Lab Rat: Meredith Rogers Dubelman ’07 excels as engineer with GE Additive
Behind the closed doors of the research laboratory is where Meredith Rogers Dubelman ’07 is in her element.
As an Advanced Lead Engineer with GE Additive, Meredith is still getting her hands dirty doing research and development. OK, maybe her hands don’t get as dirty these days as much of her work is done with 3-D printing technology.
“I love being in the lab, working with the machines and making my own formulations,” she said. “It’s hands-on work and that’s what I prefer. That’s the way my mind works. I remember that I learn faster if I can put my hands on it.”
Meredith, who earned a Bachelor of Science in Physics from Marietta, was back on campus in March as the featured speaker at a Physics Colloquium. She discussed the “Next Generation Technology in Aviation,” as well as her time as a graduate student at Purdue and her work with GE — where she was recently promoted from a post in aviation.
“This opportunity came up and it was a nice step in my career and I get to work on something awesome,” said Meredith, who lives in Liberty Township, Ohio, with her husband Steven — who also works at GE. “One of the major things we look at is the fluidity of a slurry system. I can look at numbers all day, but when I stir it myself, I can feel it and decide what works and what doesn’t.”
Meredith’s love of physics and eventually her decision to earn a Ph.D. in Material Science & Engineering, were harnessed at Marietta College.
“What ultimately led me to what I’m doing today is being able to work with Dr. (Dennis) Kuhl on surface science work,” said Meredith, who learned about Marietta from her sister Megan ’05, who earned a Bachelor of Science in Environmental Science. “I had no idea what I was doing. He helped guide me through it. … At the time I didn’t realize how unique it was until I did the REUs and the grad school experience. It’s more of a realization that it was incredibly helpful and the push I needed to move forward.”
Dr. Kuhl, Professor of Physics, said Meredith is a great example of a person who was very persistent in pursuit of her goals.
“When she came to Marietta, she did not initially have a Rickey Scholarship in physics, but she earned one after her first year,” he said. “When she graduated, she knew she wanted to get a graduate degree and do research, but she first spent a year doing computer work in the nuclear industry at Westinghouse.
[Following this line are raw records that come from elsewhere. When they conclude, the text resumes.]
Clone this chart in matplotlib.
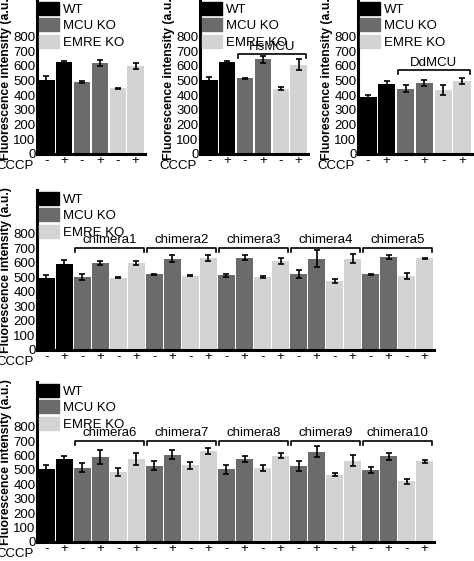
import matplotlib
matplotlib.use("Agg")
import matplotlib.pyplot as plt
from matplotlib.patches import Patch

plt.rcParams['font.family'] = ['Liberation Sans', 'DejaVu Sans']

cccp = ['-', '+']
legend_labels = ['WT', 'MCU KO', 'EMRE KO']
colors = ['#000000', '#6b6b6b', '#d3d3d3']

p1_vals = [505, 628, 490, 618, 447, 600]
p1_err = [25, 8, 8, 20, 5, 18]
p2_vals = [505, 628, 515, 645, 445, 610]
p2_err = [20, 5, 5, 22, 12, 35]
p3_vals = [388, 477, 445, 483, 435, 497]
p3_err = [15, 20, 25, 20, 35, 20]

mid_vals = [497, 588, 502, 597, 497, 600, 520, 628, 512, 630, 515, 635, 500, 612,
            522, 628, 475, 628, 520, 640, 510, 630]
mid_err = [20, 30, 20, 15, 5, 15, 5, 25, 5, 20, 10, 15, 8, 20, 25, 60, 15, 30, 3, 15, 20, 5]
mid_groups = ['chimera1', 'chimera2', 'chimera3', 'chimera4', 'chimera5']

bot_vals = [508, 578, 515, 590, 485, 575, 530, 607, 532, 633, 505, 578, 512, 600,
            527, 627, 468, 565, 498, 595, 420, 560]
bot_err = [25, 20, 30, 50, 25, 40, 30, 30, 25, 20, 30, 20, 20, 20, 35, 40, 10, 40, 20, 25, 15, 10]
bot_groups = ['chimera6', 'chimera7', 'chimera8', 'chimera9', 'chimera10']

W, H = 474, 561
fig = plt.figure(figsize=(W/100, H/100), dpi=100)

def make_ax(l, r, top, bottom, ytop):
    ax = fig.add_axes([l/W, 1-bottom/H, (r-l)/W, (bottom-top)/H])
    ax.set_ylim(0, ytop)
    for s in ['top', 'right']:
        ax.spines[s].set_visible(False)
    for s in ['left', 'bottom']:
        ax.spines[s].set_linewidth(2.2)
    ax.set_yticks(range(0, 801, 100))
    ax.tick_params(length=0, labelsize=9.5, pad=1)
    ax.set_ylabel('Fluorescence intensity (a.u.)', fontsize=8.8, fontweight='bold')
    ax.yaxis.set_label_coords(-25 / (r - l), 0.5)
    return ax

def draw(ax, vals, errs, cols):
    n = len(vals)
    x = list(range(n))
    ax.bar(x, vals, width=0.93, color=cols, yerr=errs, capsize=2,
           error_kw=dict(elinewidth=1.2, capthick=1.2, ecolor='black'))
    ax.set_xlim(-0.52, n - 0.48)
    ax.set_xticks(x)
    ax.set_xticklabels([cccp[i % 2] for i in x], fontsize=9.5)
    handles = [Patch(color=c) for c in colors]
    ax.legend(handles, legend_labels, loc='upper left', frameon=False, fontsize=9.5,
              handlelength=1.5, handleheight=1.1, handletextpad=0.3, labelspacing=0.2,
              borderaxespad=0.05, borderpad=0.1, bbox_to_anchor=(0.0, 1.0))
    ax.annotate('CCCP', xy=(0, 0), xycoords='axes fraction', xytext=(-2, -4),
                textcoords='offset points', ha='right', va='top', fontsize=9.5)

def bracket(ax, x0, x1, y, label, h=25):
    ax.plot([x0, x0, x1, x1], [y - h, y, y, y - h], color='black', lw=1.2, clip_on=False)
    ax.text((x0 + x1) / 2, y + 12, label, ha='center', va='bottom', fontsize=9.5)

top_cols = [colors[0]] * 2 + [colors[1]] * 2 + [colors[2]] * 2

ax1 = make_ax(37, 145, 0, 154, 1050)
draw(ax1, p1_vals, p1_err, top_cols)
ax2 = make_ax(200, 308, 0, 154, 1050)
draw(ax2, p2_vals, p2_err, top_cols)
bracket(ax2, 1.6, 5.4, 680, 'HsMCU')
ax3 = make_ax(358, 472, 0, 154, 1050)
draw(ax3, p3_vals, p3_err, top_cols)
bracket(ax3, 1.6, 5.4, 570, 'DdMCU')

chim_cols = [colors[0]] * 2 + ([colors[1]] * 2 + [colors[2]] * 2) * 5

ax4 = make_ax(37, 434, 190, 350, 1100)
draw(ax4, mid_vals, mid_err, chim_cols)
for i, g in enumerate(mid_groups):
    bracket(ax4, 2 + 4 * i - 0.4, 5 + 4 * i + 0.4, 700, g)

ax5 = make_ax(37, 434, 382, 542, 1110)
draw(ax5, bot_vals, bot_err, chim_cols)
for i, g in enumerate(bot_groups):
    bracket(ax5, 2 + 4 * i - 0.4, 5 + 4 * i + 0.4, 700, g)

fig.savefig('out.png', dpi=100)
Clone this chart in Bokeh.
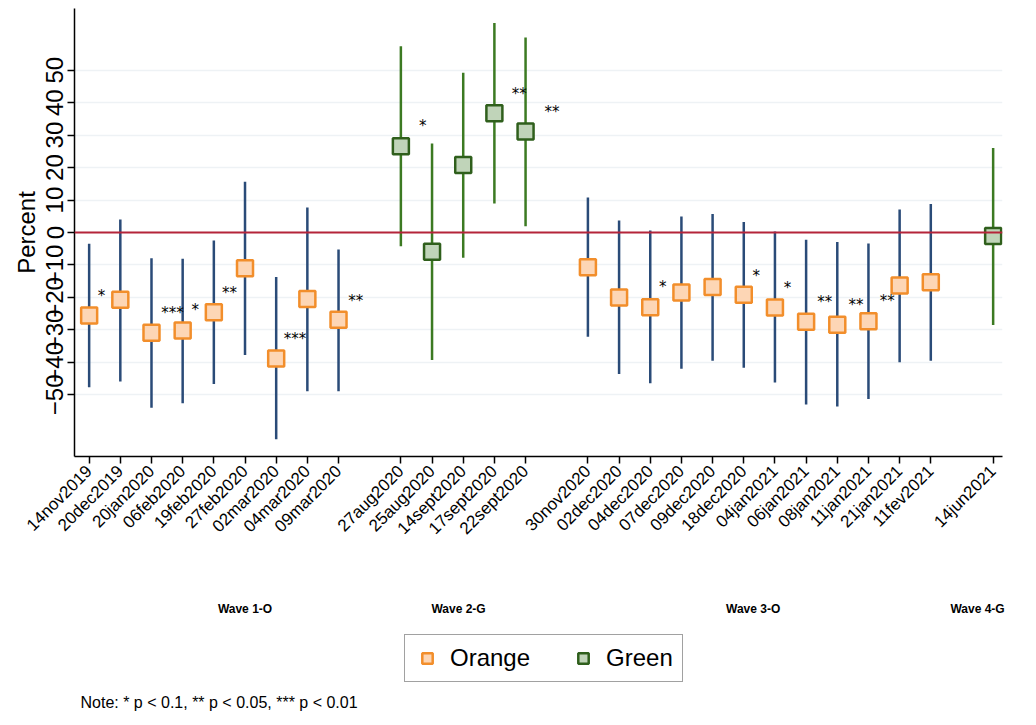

That time helped enforce her long-term plans, and gave her time to find the interdisciplinary program in materials science and engineering at Purdue, where she completed a Ph.D.”
Kuhl had a motive for inviting Meredith to speak at a Physics Colloquium.
“One of the reasons I wanted to have Meredith speak was to introduce our current students to the field of materials science, and the application of it to the industry where she now works,” he said. “This is an important, growing field of research and development with which most undergraduate students are not familiar. Also, having that introduction to the field come from one of our successful graduates makes it personal for current students. They can learn about experiences she had along the way, and envision themselves accomplishing similar things.”